- **PROBLEM TO WORK ON**: Write out the full listing exactly as given, minus the images.

— Start INFORMATION SHOWN —

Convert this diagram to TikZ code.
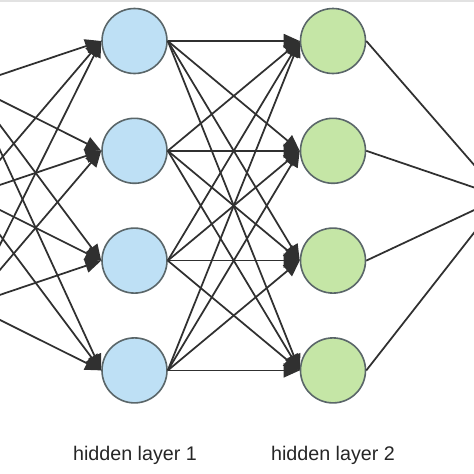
\documentclass[tikz,border=0pt]{standalone}
\usepackage{fontspec}
\setmainfont{Liberation Sans}
\usetikzlibrary{arrows.meta}
\definecolor{hblue}{HTML}{BEE0F5}
\definecolor{hgreen}{HTML}{C5E6A6}
\definecolor{nborder}{HTML}{5A6669}
\definecolor{edgecol}{HTML}{303030}
\definecolor{labelcol}{HTML}{262626}
\definecolor{bandcol}{HTML}{E2E2E2}
\begin{document}
\begin{tikzpicture}[x=1pt,y=-1pt,
  neuron/.style={circle,draw=nborder,line width=1.6pt,minimum size=65pt,inner sep=0pt},
  hone/.style={neuron,fill=hblue},
  htwo/.style={neuron,fill=hgreen},
  conn/.style={draw=edgecol,line width=1.75pt,-{Triangle[length=16pt,width=14pt]}},
  lbl/.style={font=\fontsize{19.7}{22}\selectfont,text=labelcol,anchor=base}]
\useasboundingbox (0,0) rectangle (474,474);
\fill[white] (0,0) rectangle (474,474);
\fill[bandcol] (0,0) rectangle (474,2);
% off-picture ends (input layer and output)
\coordinate (in1) at (-30,85);
\coordinate (in2) at (-30,195);
\coordinate (in3) at (-30,305);
\coordinate (out) at (502,197);
% hidden layers
\foreach \j/\y in {1/41,2/150.8,3/260.6,4/370.4}{
  \node[hone] (a\j) at (134.5,\y) {};
  \node[htwo] (b\j) at (333,\y) {};
}
% connectors
\foreach \i in {1,2,3}{
  \foreach \j in {1,2,3,4}{
    \draw[conn] (in\i) -- (a\j.west);
  }
}
\foreach \i in {1,2,3,4}{
  \foreach \j in {1,2,3,4}{
    \draw[conn] (a\i.east) -- (b\j.west);
  }
  \draw[conn] (b\i.east) -- (out);
}
\node[lbl] (l1) at (135,460) {hidden layer 1};
\node[lbl] (l2) at (333,460) {hidden layer 2};
\end{tikzpicture}
\end{document}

— End INFORMATION SHOWN —

- **FINAL ANSWER**:
Convert this diagram to TikZ code.
\documentclass[tikz,border=0pt]{standalone}
\usepackage{fontspec}
\setmainfont{Liberation Sans}
\usetikzlibrary{arrows.meta}
\definecolor{hblue}{HTML}{BEE0F5}
\definecolor{hgreen}{HTML}{C5E6A6}
\definecolor{nborder}{HTML}{5A6669}
\definecolor{edgecol}{HTML}{303030}
\definecolor{labelcol}{HTML}{262626}
\definecolor{bandcol}{HTML}{E2E2E2}
\begin{document}
\begin{tikzpicture}[x=1pt,y=-1pt,
  neuron/.style={circle,draw=nborder,line width=1.6pt,minimum size=65pt,inner sep=0pt},
  hone/.style={neuron,fill=hblue},
  htwo/.style={neuron,fill=hgreen},
  conn/.style={draw=edgecol,line width=1.75pt,-{Triangle[length=16pt,width=14pt]}},
  lbl/.style={font=\fontsize{19.7}{22}\selectfont,text=labelcol,anchor=base}]
\useasboundingbox (0,0) rectangle (474,474);
\fill[white] (0,0) rectangle (474,474);
\fill[bandcol] (0,0) rectangle (474,2);
% off-picture ends (input layer and output)
\coordinate (in1) at (-30,85);
\coordinate (in2) at (-30,195);
\coordinate (in3) at (-30,305);
\coordinate (out) at (502,197);
% hidden layers
\foreach \j/\y in {1/41,2/150.8,3/260.6,4/370.4}{
  \node[hone] (a\j) at (134.5,\y) {};
  \node[htwo] (b\j) at (333,\y) {};
}
% connectors
\foreach \i in {1,2,3}{
  \foreach \j in {1,2,3,4}{
    \draw[conn] (in\i) -- (a\j.west);
  }
}
\foreach \i in {1,2,3,4}{
  \foreach \j in {1,2,3,4}{
    \draw[conn] (a\i.east) -- (b\j.west);
  }
  \draw[conn] (b\i.east) -- (out);
}
\node[lbl] (l1) at (135,460) {hidden layer 1};
\node[lbl] (l2) at (333,460) {hidden layer 2};
\end{tikzpicture}
\end{document}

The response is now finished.